PROMAX DEVELOPMENT CORPORATION v. MATTSON

Court of Appeals of Utah (1997)

Facts

Issue

Holding — Greenwood, J.

Rule

Reasoning

Deep Dive: How the Court Reached Its Decision

Court's Reasoning on Intentional Interference

The Utah Court of Appeals reasoned that ProMax Development Corp. (ProMax) acted with an improper purpose when it encouraged suppliers to file mechanics' liens against the Mattsons' home. The court found that these actions were primarily motivated by malice, particularly as they were undertaken after the Mattsons refused to allow ProMax to act as the selling agent for the home. The trial court had determined that ProMax's interference was intentional and malicious, indicating that the actions were not merely incidental but aimed specifically at harming the Mattsons' ability to sell their home. The court highlighted that for liability to attach for tortious interference, a party must act with an improper purpose or through improper means. In this case, ProMax's actions were deemed gratuitous and predominantly driven by a desire to harm the Mattsons, which satisfied the necessary criteria for finding liability under the tort of intentional interference with contractual relations.

Waiver of the Statute of Frauds Defense

ProMax asserted that the contract for the sale of the Mattsons' home violated the statute of frauds, which requires certain contracts to be in writing. However, the court noted that ProMax failed to plead this defense in a timely manner, thereby waiving its right to rely on it. The court emphasized that a party must raise the statute of frauds as an affirmative defense or risk losing that argument. ProMax argued that it was unaware of the incomplete nature of the Earnest Money Agreement because it was not produced during discovery, yet the court found that ProMax could have anticipated the need to plead the statute of frauds. Consequently, the appellate court affirmed the trial court's decision not to consider ProMax's statute of frauds defense, reinforcing the importance of procedural diligence in litigation.

Denial of Post-Trial Motions for Newly Discovered Evidence

The appellate court evaluated ProMax's claim that the trial court erred in denying its post-trial motions based on newly discovered evidence. The court held that the trial court did not abuse its discretion in refusing to reopen the case because ProMax failed to demonstrate due diligence in obtaining the evidence prior to trial. ProMax presented affidavits from the Johnsens, who were involved in the failed sale of the Mattsons' home, and asserted that these affidavits contradicted Mr. Mattson's testimony. However, the court found that ProMax did not take reasonable steps to secure this evidence during the discovery phase, particularly given that the issues surrounding the sale were central to the case. The appellate court concluded that the trial court rightly prioritized the finality of the proceedings and maintained that ProMax's lack of diligence precluded consideration of the newly discovered evidence.

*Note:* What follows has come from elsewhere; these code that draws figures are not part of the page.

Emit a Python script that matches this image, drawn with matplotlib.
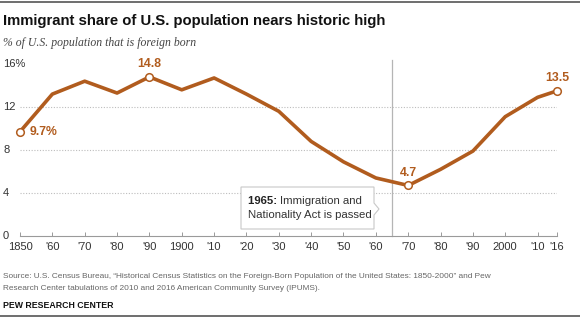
import matplotlib
matplotlib.use("Agg")
import matplotlib.pyplot as plt
import matplotlib.transforms as mtransforms
from matplotlib.patches import Polygon

years = [1850, 1860, 1870, 1880, 1890, 1900, 1910, 1920, 1930,
         1940, 1950, 1960, 1970, 1980, 1990, 2000, 2010, 2016]
share = [9.7, 13.2, 14.4, 13.3, 14.8, 13.6, 14.7, 13.2, 11.6,
         8.8, 6.9, 5.4, 4.7, 6.2, 7.9, 11.1, 12.9, 13.5]
tick_years = [1850, 1860, 1870, 1880, 1890, 1900, 1910, 1920, 1930,
              1940, 1950, 1960, 1970, 1980, 1990, 2000, 2010, 2016]
tick_labels = ["1850", "'60", "'70", "'80", "'90", "1900", "'10", "'20", "'30",
               "'40", "'50", "'60", "'70", "'80", "'90", "2000", "'10", "'16"]
y_ticks = [0, 4, 8, 12, 16]
y_labels = ["0", "4", "8", "12", "16%"]
marked = {1850: "9.7%", 1890: "14.8", 1970: "4.7", 2016: "13.5"}
act_year = 1965

LINE = "#b15c1e"
W, H = 580, 322
FONT = "Liberation Sans"

fig = plt.figure(figsize=(W / 100, H / 100), dpi=100)
ax = fig.add_axes([20 / W, (H - 236) / H, 537 / W, 172 / H])

ax.plot(years, share, color=LINE, lw=2.6, solid_joinstyle="round",
        solid_capstyle="round", clip_on=False, zorder=3)
mx = [y for y in years if y in marked]
my = [share[years.index(y)] for y in mx]
ax.scatter(mx, my, s=30, facecolor="white", edgecolor=LINE, lw=1.1,
           zorder=4, clip_on=False)

for yr, lab in marked.items():
    v = share[years.index(yr)]
    if yr == 1850:
        ax.annotate(lab, (yr, v), xytext=(7, 0), textcoords="offset points",
                    ha="left", va="center", color=LINE, fontsize=8.8,
                    fontweight="bold", family=FONT)
    else:
        ax.annotate(lab, (yr, v), xytext=(0, 5), textcoords="offset points",
                    ha="center", va="bottom", color=LINE, fontsize=8.8,
                    fontweight="bold", family=FONT)

ax.set_xlim(1850, 2016)
ax.set_ylim(0, 16)
for g in y_ticks[1:4]:
    ax.axhline(g, color="#bdbdbd", lw=0.8, ls=(0, (1, 1.5)), zorder=1)
ax.axvline(act_year, ymin=0, ymax=1.025, color="#b5b5b5", lw=0.9, zorder=2,
           clip_on=False)

for s in ["top", "right", "left"]:
    ax.spines[s].set_visible(False)
ax.spines["bottom"].set_color("#9a9a9a")
ax.spines["bottom"].set_linewidth(0.8)
ax.set_yticks([])
ax.set_xticks(tick_years)
ax.set_xticklabels(tick_labels, family=FONT, fontsize=8, color="#333333")
ax.tick_params(axis="x", direction="in", length=3, color="#9a9a9a",
               width=0.7, pad=4)

yl = mtransforms.blended_transform_factory(fig.transFigure, ax.transData)
for v, lab in zip(y_ticks, y_labels):
    fig.text(3 / W, v, lab, transform=yl, ha="left", va="center",
             fontsize=8, color="#333333", family=FONT)

# callout box with a pointer toward the 1965 line
bx0, bx1, by0, by1 = 241, 374, 187, 229
tip = 379
pts = [(bx0, by0), (bx1, by0), (bx1, 203), (tip, 209), (bx1, 215),
       (bx1, by1), (bx0, by1)]
pts = [(x / W, 1 - y / H) for x, y in pts]
fig.patches.append(Polygon(pts, closed=True, transform=fig.transFigure,
                           facecolor="white", edgecolor="#c8c8c8", lw=0.8,
                           zorder=5))
bold = fig.text(248 / W, 1 - 201 / H, "1965: ", fontsize=8.2, fontweight="bold",
                family=FONT, color="#222222", va="center", zorder=6)
fig.canvas.draw()
bb = bold.get_window_extent(fig.canvas.get_renderer())
fig.text(bb.x1 / W, 1 - 201 / H, "Immigration and", fontsize=8.2,
         family=FONT, color="#333333", va="center", zorder=6)
fig.text(248 / W, 1 - 215 / H, "Nationality Act is passed", fontsize=8.2,
         family=FONT, color="#333333", va="center", zorder=6)

fig.text(3 / W, 1 - 21 / H, "Immigrant share of U.S. population nears historic high",
         fontsize=10.7, fontweight="bold", family=FONT, color="#111111",
         va="center")
fig.text(3 / W, 1 - 43 / H, "% of U.S. population that is foreign born",
         fontsize=8.5, style="italic", family="Liberation Serif", color="#444444",
         va="center")
fig.text(3 / W, 1 - 276 / H,
         "Source: U.S. Census Bureau, \u201cHistorical Census Statistics on the "
         "Foreign-Born Population of the United States: 1850-2000\u201d and Pew",
         fontsize=5.95, family=FONT, color="#666666", va="center")
fig.text(3 / W, 1 - 288 / H,
         "Research Center tabulations of 2010 and 2016 American Community Survey (IPUMS).",
         fontsize=5.95, family=FONT, color="#666666", va="center")
fig.text(3 / W, 1 - 305 / H, "PEW RESEARCH CENTER", fontsize=6.3,
         fontweight="bold", family=FONT, color="#111111", va="center")

fig.add_artist(plt.Line2D([0, 1], [1 - 2 / H, 1 - 2 / H], color="#555555",
                          lw=1.2, transform=fig.transFigure))
fig.add_artist(plt.Line2D([0, 1], [1 - 316 / H, 1 - 316 / H], color="#555555",
                          lw=1.2, transform=fig.transFigure))

fig.savefig("out.png", dpi=100)
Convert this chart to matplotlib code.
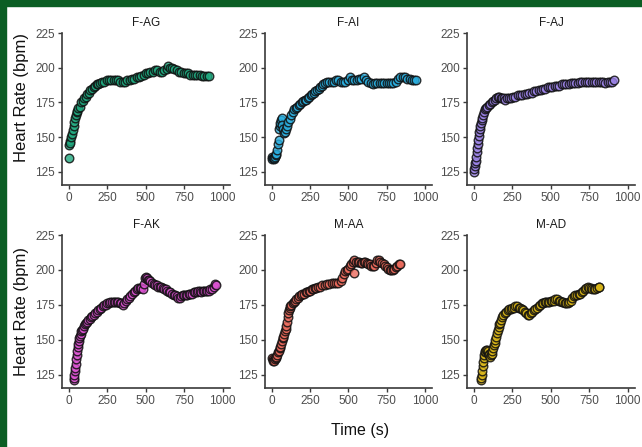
import matplotlib
matplotlib.use("Agg")
import matplotlib.pyplot as plt
from matplotlib.colors import to_rgba
from matplotlib.patches import Rectangle

plt.rcParams["font.family"] = ["Liberation Sans", "DejaVu Sans"]

# ---- data: (time in s, heart rate in bpm) ----
PANELS = ["F-AG", "F-AI", "F-AJ", "F-AK", "M-AA", "M-AD"]
COLORS = ["#1fa87e", "#2aaedf", "#9b82e6", "#dc52d2", "#ec6a5c", "#d9b516"]

fag = [(0, 135), (3, 144), (6, 147), (10, 146), (15, 150), (20, 152), (25, 155),
       (30, 158), (35, 161), (40, 164), (45, 166), (50, 168), (55, 169), (60, 171),
       (70, 172), (80, 175), (90, 176), (100, 178), (110, 179), (120, 181), (130, 182),
       (140, 184), (150, 185), (160, 186), (170, 187), (180, 188), (190, 188), (200, 189),
       (215, 190), (230, 190), (245, 191), (260, 191), (275, 191), (290, 191), (305, 191),
       (320, 191), (335, 190), (350, 190), (365, 190), (380, 191), (395, 191), (410, 192),
       (425, 192), (440, 193), (455, 193), (470, 194), (485, 195), (500, 196), (515, 196),
       (530, 197), (545, 197), (560, 198), (575, 198), (590, 197), (605, 197), (620, 198),
       (635, 199), (645, 201), (655, 200), (670, 200), (685, 199), (700, 198), (715, 197),
       (730, 197), (745, 196), (760, 196), (775, 196), (790, 195), (805, 195), (820, 195),
       (835, 195), (850, 195), (865, 194), (880, 194), (895, 194), (910, 194)]

fai = [(0, 136), (4, 134), (8, 135), (12, 134), (16, 135), (20, 136), (25, 137),
       (30, 138), (35, 141), (40, 145), (44, 148), (48, 156), (52, 158), (56, 160),
       (60, 162), (64, 164), (68, 159), (72, 156), (78, 153), (85, 154), (92, 156),
       (100, 158), (108, 161), (116, 163), (125, 166), (135, 168), (145, 170), (155, 171),
       (165, 172), (175, 173), (185, 174), (195, 175), (205, 176), (215, 177), (225, 177),
       (235, 178), (245, 179), (255, 180), (265, 181), (275, 182), (285, 183), (295, 184),
       (305, 185), (315, 186), (325, 187), (335, 188), (345, 189), (360, 190), (375, 190),
       (390, 190), (405, 190), (420, 191), (435, 191), (450, 190), (465, 190), (480, 190),
       (495, 191), (510, 193), (525, 191), (540, 191), (555, 191), (570, 192), (585, 192),
       (600, 193), (615, 191), (630, 190), (645, 189), (660, 188), (675, 189), (690, 189),
       (705, 189), (720, 189), (735, 189), (750, 189), (765, 189), (780, 189), (795, 189),
       (810, 190), (825, 192), (840, 193), (855, 193), (870, 193), (885, 192), (900, 192),
       (915, 191), (930, 191), (945, 191)]

faj = [(0, 125), (3, 127), (6, 129), (9, 131), (12, 133), (15, 136), (18, 139),
       (21, 142), (24, 145), (27, 148), (30, 151), (34, 154), (38, 156), (42, 158),
       (46, 160), (50, 162), (55, 164), (60, 166), (65, 168), (70, 170), (78, 171),
       (86, 172), (95, 173), (105, 174), (115, 175), (125, 176), (135, 177), (145, 178),
       (155, 179), (165, 179), (175, 178), (185, 178), (195, 178), (205, 177), (215, 178),
       (225, 178), (240, 178), (255, 179), (270, 179), (285, 180), (300, 180), (315, 180),
       (330, 181), (345, 181), (360, 182), (375, 182), (390, 183), (405, 183), (420, 184),
       (435, 184), (450, 185), (465, 185), (480, 186), (495, 186), (510, 186), (525, 187),
       (540, 187), (555, 187), (570, 188), (585, 188), (600, 188), (615, 188), (630, 189),
       (645, 189), (660, 189), (675, 189), (690, 190), (705, 190), (720, 190), (735, 190),
       (750, 190), (765, 190), (780, 190), (795, 190), (810, 190), (825, 190), (840, 190),
       (855, 189), (870, 190), (885, 190), (900, 190), (910, 191)]

fak = [(30, 121), (33, 123), (36, 125), (39, 128), (42, 130), (45, 133), (48, 136),
       (51, 139), (54, 142), (57, 145), (60, 147), (64, 149), (68, 151), (72, 153),
       (76, 154), (80, 156), (85, 157), (90, 158), (96, 160), (102, 161), (110, 162),
       (118, 163), (126, 164), (134, 165), (142, 166), (150, 167), (160, 168), (170, 169),
       (180, 170), (190, 171), (200, 172), (210, 173), (220, 174), (230, 175), (240, 175),
       (250, 176), (260, 176), (270, 177), (280, 177), (290, 177), (300, 177), (310, 177),
       (320, 177), (330, 176), (340, 176), (350, 175), (360, 176), (370, 178), (380, 179),
       (390, 180), (400, 181), (410, 183), (420, 184), (430, 185), (440, 186), (450, 187),
       (460, 187), (470, 187), (480, 186), (486, 190), (492, 194), (498, 195), (505, 194),
       (512, 193), (520, 193), (530, 192), (540, 191), (550, 190), (560, 189), (570, 189),
       (580, 188), (590, 188), (600, 188), (610, 187), (620, 186), (630, 186), (640, 185),
       (650, 184), (660, 184), (670, 183), (680, 182), (690, 182), (700, 181), (710, 180),
       (720, 180), (730, 181), (740, 182), (750, 182), (760, 182), (770, 182), (780, 183),
       (790, 183), (800, 183), (810, 184), (820, 184), (830, 184), (840, 185), (850, 185),
       (860, 184), (870, 185), (880, 185), (890, 185), (900, 185), (910, 185), (920, 186),
       (930, 186), (940, 188), (950, 190), (955, 189)]

maa = [(0, 137), (5, 136), (10, 135), (15, 135), (20, 136), (25, 137), (30, 138),
       (35, 139), (40, 141), (45, 142), (50, 144), (55, 145), (60, 147), (65, 149),
       (70, 151), (75, 152), (80, 154), (85, 156), (90, 158), (95, 160), (100, 163),
       (104, 166), (108, 169), (112, 171), (116, 173), (120, 174), (128, 175), (136, 176),
       (144, 177), (152, 178), (160, 179), (170, 180), (180, 181), (190, 182), (200, 183),
       (210, 183), (220, 184), (230, 184), (240, 185), (250, 185), (260, 186), (270, 186),
       (280, 187), (290, 187), (300, 188), (315, 188), (330, 189), (345, 189), (360, 190),
       (375, 190), (390, 191), (405, 191), (420, 191), (435, 191), (450, 192), (460, 194),
       (470, 197), (480, 199), (490, 200), (500, 201), (510, 203), (520, 204), (530, 206),
       (535, 198), (540, 207), (550, 206), (560, 206), (570, 206), (580, 205), (590, 205),
       (600, 206), (610, 206), (620, 205), (630, 204), (640, 204), (650, 203), (660, 203),
       (670, 203), (680, 205), (690, 207), (700, 207), (710, 206), (720, 205), (730, 204),
       (740, 203), (750, 202), (760, 201), (770, 200), (780, 200), (790, 200), (800, 201),
       (810, 202), (820, 203), (830, 204), (835, 204)]

mad = [(45, 121), (48, 123), (51, 125), (54, 128), (57, 131), (60, 134), (63, 137),
       (66, 139), (70, 141), (75, 142), (80, 143), (85, 143), (90, 142), (95, 140),
       (100, 139), (105, 138), (110, 139), (115, 140), (120, 142), (125, 144), (130, 146),
       (135, 148), (140, 150), (145, 152), (150, 155), (155, 157), (160, 159), (165, 161),
       (170, 162), (177, 164), (185, 166), (192, 168), (200, 169), (210, 170), (220, 171),
       (230, 172), (240, 172), (250, 173), (260, 173), (270, 174), (280, 174), (290, 173),
       (300, 173), (310, 172), (320, 171), (330, 170), (340, 169), (350, 168), (360, 168),
       (370, 169), (380, 170), (390, 171), (400, 172), (410, 173), (420, 174), (430, 175),
       (440, 176), (450, 176), (460, 177), (470, 177), (480, 177), (490, 177), (500, 178),
       (510, 178), (520, 178), (530, 179), (540, 179), (550, 178), (560, 178), (570, 177),
       (580, 177), (590, 176), (600, 176), (610, 176), (620, 177), (630, 178), (640, 180),
       (650, 181), (660, 182), (670, 182), (680, 183), (690, 183), (700, 184), (710, 185),
       (720, 186), (730, 187), (740, 188), (750, 187), (760, 187), (770, 186), (780, 186),
       (790, 186), (800, 187), (810, 188), (815, 188)]

SERIES = [fag, fai, faj, fak, maa, mad]

W, H = 642, 447
fig = plt.figure(figsize=(W / 100, H / 100), dpi=100)

# dark green frame on top and left edges
fig.patches.append(Rectangle((0, 1 - 6 / H), 1, 6 / H, transform=fig.transFigure,
                             color="#0b5e24", zorder=0))
fig.patches.append(Rectangle((0, 0), 6 / W, 1, transform=fig.transFigure,
                             color="#0b5e24", zorder=0))

col_x = [(62, 230), (265, 432), (467, 635)]
row_y = [(33, 185), (235, 388)]

for i, name in enumerate(PANELS):
    r, c = divmod(i, 3)
    x0, x1 = col_x[c]
    y0, y1 = row_y[r]
    ax = fig.add_axes([x0 / W, 1 - y1 / H, (x1 - x0) / W, (y1 - y0) / H])
    t = [p[0] for p in SERIES[i]]
    hr = [p[1] for p in SERIES[i]]
    ax.scatter(t, hr, s=38, facecolor=to_rgba(COLORS[i], 0.8),
               edgecolor=to_rgba("#101010", 0.85), linewidth=1.0, zorder=3)
    ax.set_xlim(-45, 1047)
    ax.set_ylim(115.5, 225)
    ax.set_xticks([0, 250, 500, 750, 1000])
    ax.set_yticks([125, 150, 175, 200, 225])
    for s in ("top", "right"):
        ax.spines[s].set_visible(False)
    for s in ("left", "bottom"):
        ax.spines[s].set_color("#3a3a3a")
        ax.spines[s].set_linewidth(1.2)
    ax.tick_params(colors="#3a3a3a", labelcolor="#4d4d4d", labelsize=8.5,
                   length=3, width=1.0, pad=2)
    ax.set_title(name, fontsize=8.5, color="#1a1a1a", pad=5)

fig.text(22 / W, 1 - 97 / H, "Heart Rate (bpm)", rotation=90, ha="center",
         va="center", fontsize=12, color="#111111")
fig.text(22 / W, 1 - 311 / H, "Heart Rate (bpm)", rotation=90, ha="center",
         va="center", fontsize=12, color="#111111")
fig.text(360 / W, 1 - 430 / H, "Time (s)", ha="center", va="center",
         fontsize=11.5, color="#111111")

fig.savefig("out.png", dpi=100)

Factual Findings Supporting the Contract and Damages

The court addressed ProMax's argument that the trial court's factual findings regarding the nature of the contract and the fair market value of the home were unsupported by the evidence. The court clarified that it would uphold the trial court's findings unless they were clearly erroneous, emphasizing the trial court's role in assessing witness credibility and weighing evidence. The trial court found that the contract was a fixed-price arrangement and that the fair market value of the home was $390,000, based on both the testimony of Mr. Mattson and ProMax's own witnesses. ProMax's claims that the evidence was insufficient to support these findings were rejected, as the appellate court noted that it must view the evidence in the light most favorable to the trial court's conclusions. Thus, the court affirmed the trial court’s determinations regarding the contract and home valuation, reinforcing the factual basis for the damages awarded to the Mattsons.

Error in Excluding Cost Overruns from Damage Award

The appellate court identified an error in the trial court's decision to exclude the cost overruns from the total damages awarded to the Mattsons. The court explained that the damages in contract cases are generally meant to place the non-breaching party in the position they would have occupied had the contract been performed as agreed. The trial court acknowledged that the Mattsons incurred $140,000 in cost overruns due to ProMax's failure to inform them of budget excesses, and the appellate court ruled that they were entitled to recover this amount. This ruling reinforced the principle that a party should not benefit from its own breach of contract, and the court remanded the case for the entry of an additional judgment reflecting the cost overruns. The decision underscored the importance of upholding the original intent of contractual agreements and ensuring that parties are compensated for losses incurred from breaches.